**WHAT TO DO:** Which lines below hold the word "this"? Copy all of them.

**DATA SHOWN:**
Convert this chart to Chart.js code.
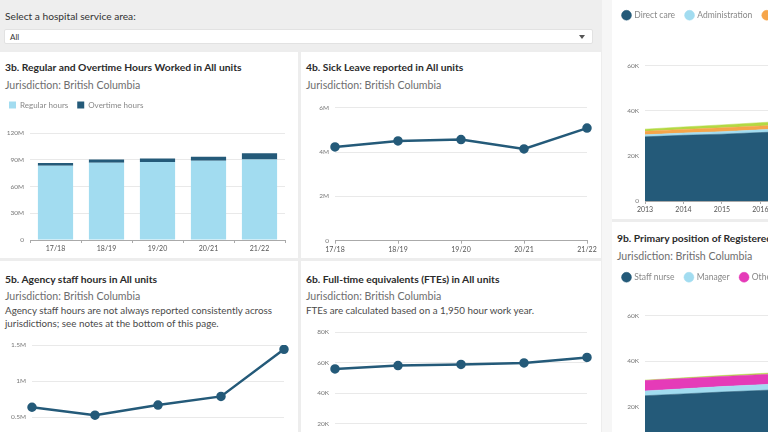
<!DOCTYPE html>
<html>
<head>
<meta charset="utf-8">
<script src="https://cdn.jsdelivr.net/npm/chart.js@4.4.1/dist/chart.umd.min.js"></script>
<style>
  html, body { margin: 0; padding: 0; width: 768px; height: 432px; overflow: hidden; background: #ededed; font-family: Lato, "Liberation Sans", sans-serif; }
  .filter { position: absolute; left: 0; top: 0; width: 602px; height: 50px; background: #eeeeee; }
  .filter-label { position: absolute; left: 5px; top: 10px; font-size: 10.2px; color: #333; }
  .select { position: absolute; left: 4px; top: 29px; width: 589px; height: 15px; background: #fff; border: 1px solid #e2e2e2; box-sizing: border-box; border-radius: 2px; }
  .select span { position: absolute; left: 5px; top: 2px; font-size: 8px; color: #333; }
  .select i { position: absolute; right: 7px; top: 5px; width: 0; height: 0; border-left: 3px solid transparent; border-right: 3px solid transparent; border-top: 4px solid #555; }
  .strip { position: absolute; left: 602px; top: 0; width: 10px; height: 432px; background: #f6f6f6; }
  .card { position: absolute; background: #fff; overflow: hidden; }
  .title { position: absolute; left: 5px; font-size: 10.3px; font-weight: 700; color: #2b2b2b; white-space: nowrap; line-height: 13px; }
  .sub { position: absolute; left: 5px; font-size: 10.6px; color: #6e6e6e; white-space: nowrap; line-height: 14px; }
  .note { position: absolute; left: 5px; font-size: 9.8px; color: #4a4a4a; white-space: nowrap; line-height: 12.5px; }
  canvas { position: absolute; left: 0; }
</style>
</head>
<body>
<div class="filter">
  <div class="filter-label">Select a hospital service area:</div>
  <div class="select"><span>All</span><i></i></div>
</div>
<div class="strip"></div>

<div class="card" style="left:0;top:52px;width:298px;height:206px;">
  <div class="title" style="top:9px;">3b. Regular and Overtime Hours Worked in All units</div>
  <div class="sub" style="top:26px;">Jurisdiction: British Columbia</div>
  <canvas id="hoursChart" width="298" height="165" style="top:40px;"></canvas>
</div>

<div class="card" style="left:301px;top:52px;width:300px;height:206px;">
  <div class="title" style="top:9px;">4b. Sick Leave reported in All units</div>
  <div class="sub" style="top:26px;">Jurisdiction: British Columbia</div>
  <canvas id="sickChart" width="300" height="160" style="top:45px;"></canvas>
</div>

<div class="card" style="left:0;top:261px;width:298px;height:200px;">
  <div class="title" style="top:12px;">5b. Agency staff hours in All units</div>
  <div class="sub" style="top:28px;">Jurisdiction: British Columbia</div>
  <div class="note" style="top:43px;">Agency staff hours are not always reported consistently across<br>jurisdictions; see notes at the bottom of this page.</div>
  <canvas id="agencyChart" width="298" height="136" style="top:74px;"></canvas>
</div>

<div class="card" style="left:301px;top:261px;width:300px;height:200px;">
  <div class="title" style="top:12px;">6b. Full-time equivalents (FTEs) in All units</div>
  <div class="sub" style="top:28px;">Jurisdiction: British Columbia</div>
  <div class="note" style="top:43px;">FTEs are calculated based on a 1,950 hour work year.</div>
  <canvas id="fteChart" width="300" height="149" style="top:61px;"></canvas>
</div>

<div class="card" style="left:612px;top:0;width:200px;height:219px;">
  <canvas id="roleChart" width="395" height="219" style="top:0;"></canvas>
</div>

<div class="card" style="left:612px;top:222px;width:200px;height:240px;">
  <div class="title" style="top:10px;">9b. Primary position of Registered Nurses in All units</div>
  <div class="sub" style="top:27px;">Jurisdiction: British Columbia</div>
  <canvas id="positionChart" width="395" height="208" style="top:40px;"></canvas>
</div>

<script>
  // Datos
  const fiscalYears = ['17/18', '18/19', '19/20', '20/21', '21/22'];
  const regularHours = [83.3e6, 86.7e6, 87.4e6, 88.9e6, 90.3e6];
  const overtimeHours = [3.0e6, 3.6e6, 4.0e6, 4.4e6, 7.1e6];
  const sickLeave = [4.23e6, 4.50e6, 4.56e6, 4.14e6, 5.08e6];
  const agencyHours = [0.64e6, 0.53e6, 0.67e6, 0.79e6, 1.44e6];
  const fteCounts = [55.8e3, 58.0e3, 58.7e3, 59.7e3, 63.3e3];

  const calendarYears = ['2013', '2014', '2015', '2016', '2017', '2018', '2019', '2020', '2021', '2022'];
  const roleLabels = ['Direct care', 'Administration', 'Education', 'Other'];
  const directCare = [28.4e3, 29.1e3, 29.6e3, 30.3e3, 31.0e3, 31.8e3, 32.5e3, 33.1e3, 33.9e3, 34.6e3];
  const administration = [0.9e3, 1.0e3, 1.1e3, 1.2e3, 1.2e3, 1.3e3, 1.3e3, 1.4e3, 1.4e3, 1.5e3];
  const education = [1.6e3, 1.6e3, 1.7e3, 1.7e3, 1.8e3, 1.8e3, 1.9e3, 1.9e3, 2.0e3, 2.0e3];
  const otherRole = [0.9e3, 1.1e3, 1.3e3, 1.5e3, 1.6e3, 1.7e3, 1.8e3, 1.9e3, 2.0e3, 2.1e3];

  const positionLabels = ['Staff nurse', 'Manager', 'Other', 'Not stated'];
  const staffNurse = [25.0e3, 25.8e3, 26.6e3, 27.3e3, 28.0e3, 28.8e3, 29.5e3, 30.1e3, 30.9e3, 31.6e3];
  const managers = [2.1e3, 2.2e3, 2.4e3, 2.5e3, 2.6e3, 2.7e3, 2.8e3, 2.9e3, 3.0e3, 3.1e3];
  const otherPosition = [4.5e3, 4.5e3, 4.4e3, 4.4e3, 4.3e3, 4.3e3, 4.2e3, 4.2e3, 4.1e3, 4.1e3];
  const notStated = [0.2e3, 0.3e3, 0.4e3, 0.5e3, 0.5e3, 0.6e3, 0.6e3, 0.6e3, 0.7e3, 0.7e3];

  // Colores
  const darkBlue = '#245a79';
  const lightBlue = '#a2dcf0';
  const orange = '#f6a54a';
  const green = '#b3d943';
  const magenta = '#e53bb8';

  Chart.defaults.font.family = 'Lato, "Liberation Sans", sans-serif';
  Chart.defaults.color = '#666';
  Chart.defaults.animation = false;

  const tickFont = { size: 6.5 };
  const gridColor = '#e9e9e9';

  function millions(v) { return v === 0 ? '0' : (v / 1e6) + 'M'; }
  function thousands(v) { return v === 0 ? '0' : (v / 1e3) + 'K'; }

  // empuja el area del grafico hacia abajo de la leyenda
  function legendGap(extra) {
    return {
      id: 'legendGap',
      afterInit(chart) {
        const fit = chart.legend.fit;
        chart.legend.fit = function () {
          fit.bind(chart.legend)();
          this.height += extra;
        };
      }
    };
  }

  function xAxis(offset, height) {
    return {
      offset: offset,
      grid: { display: true, drawOnChartArea: false, drawTicks: true, tickLength: 3, color: '#aaa', offset: offset },
      border: { display: true, color: '#aaa' },
      ticks: { font: { size: 7 }, color: '#555', padding: 2, autoSkip: false, maxRotation: 0 },
      afterFit: function (s) { s.height = height; }
    };
  }

  function yAxis(width, max, step, fmt, stacked) {
    return {
      stacked: stacked,
      min: 0,
      max: max,
      grid: { color: gridColor, drawTicks: false },
      border: { display: false },
      ticks: { stepSize: step, font: tickFont, color: '#777', padding: 6, callback: fmt },
      afterFit: function (s) { s.width = width; }
    };
  }

  // 3b barras apiladas
  new Chart(document.getElementById('hoursChart'), {
    type: 'bar',
    data: {
      labels: fiscalYears,
      datasets: [
        { label: 'Regular hours', data: regularHours, backgroundColor: lightBlue, categoryPercentage: 1, barPercentage: 0.69 },
        { label: 'Overtime hours', data: overtimeHours, backgroundColor: darkBlue, categoryPercentage: 1, barPercentage: 0.69 }
      ]
    },
    options: {
      responsive: false,
      layout: { padding: { left: 0, right: 13, top: 0, bottom: 3 } },
      plugins: {
        legend: {
          align: 'start',
          labels: { boxWidth: 7, boxHeight: 7, padding: 9, font: { size: 8 }, color: '#888' }
        },
        tooltip: { enabled: false }
      },
      scales: {
        x: Object.assign(xAxis(true, 14), { stacked: true }),
        y: yAxis(30, 120e6, 30e6, millions, true)
      }
    },
    plugins: [legendGap(14)]
  });

  function lineChart(id, values, max, step, fmt, left, right, top, xHeight, bottom) {
    return new Chart(document.getElementById(id), {
      type: 'line',
      data: {
        labels: fiscalYears,
        datasets: [{
          data: values,
          borderColor: darkBlue,
          backgroundColor: darkBlue,
          borderWidth: 2.5,
          pointRadius: 3.5,
          pointBackgroundColor: darkBlue,
          tension: 0
        }]
      },
      options: {
        responsive: false,
        layout: { padding: { left: 0, right: right, top: top, bottom: bottom } },
        plugins: { legend: { display: false }, tooltip: { enabled: false } },
        scales: {
          x: xAxis(false, xHeight),
          y: yAxis(left, max, step, fmt, false)
        }
      }
    });
  }

  lineChart('sickChart', sickLeave, 6e6, 2e6, millions, 34, 14, 10.7, 14, 2.3);
  lineChart('agencyChart', agencyHours, 1.5e6, 0.5e6, millions, 32, 14, 10, 14, 3.4);
  lineChart('fteChart', fteCounts, 80e3, 20e3, thousands, 34, 14, 10, 14, 3);

  function areaChart(id, labels, series, colors, gap, bottom) {
    return new Chart(document.getElementById(id), {
      type: 'line',
      data: {
        labels: calendarYears,
        datasets: series.map(function (s, i) {
          return {
            label: labels[i],
            data: s,
            fill: i === 0 ? 'origin' : '-1',
            backgroundColor: colors[i],
            borderColor: colors[i],
            borderWidth: 0.5,
            pointRadius: 0,
            pointStyle: 'circle',
            tension: 0
          };
        })
      },
      options: {
        responsive: false,
        layout: { padding: { left: 0, right: 16, top: 0, bottom: bottom } },
        plugins: {
          legend: {
            align: 'start',
            labels: { usePointStyle: true, pointStyle: 'circle', boxWidth: 7, boxHeight: 7, padding: 11, font: { size: 8.5 }, color: '#888' }
          },
          tooltip: { enabled: false }
        },
        scales: {
          x: xAxis(false, 14),
          y: yAxis(33, 60e3, 20e3, thousands, true)
        }
      },
      plugins: [legendGap(gap)]
    });
  }

  // 8b empleados por rol (cortado en la captura)
  areaChart('roleChart', roleLabels, [directCare, administration, education, otherRole],
    [darkBlue, lightBlue, orange, green], 36, 4);

  // 9b posicion principal
  areaChart('positionChart', positionLabels, [staffNurse, managers, otherPosition, notStated],
    [darkBlue, lightBlue, magenta, green], 24, 3);
</script>
</body>
</html>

**WRITTEN REPLY:**
Convert this chart to Chart.js code.
  <div class="note" style="top:43px;">Agency staff hours are not always reported consistently across<br>jurisdictions; see notes at the bottom of this page.</div>
          this.height += extra;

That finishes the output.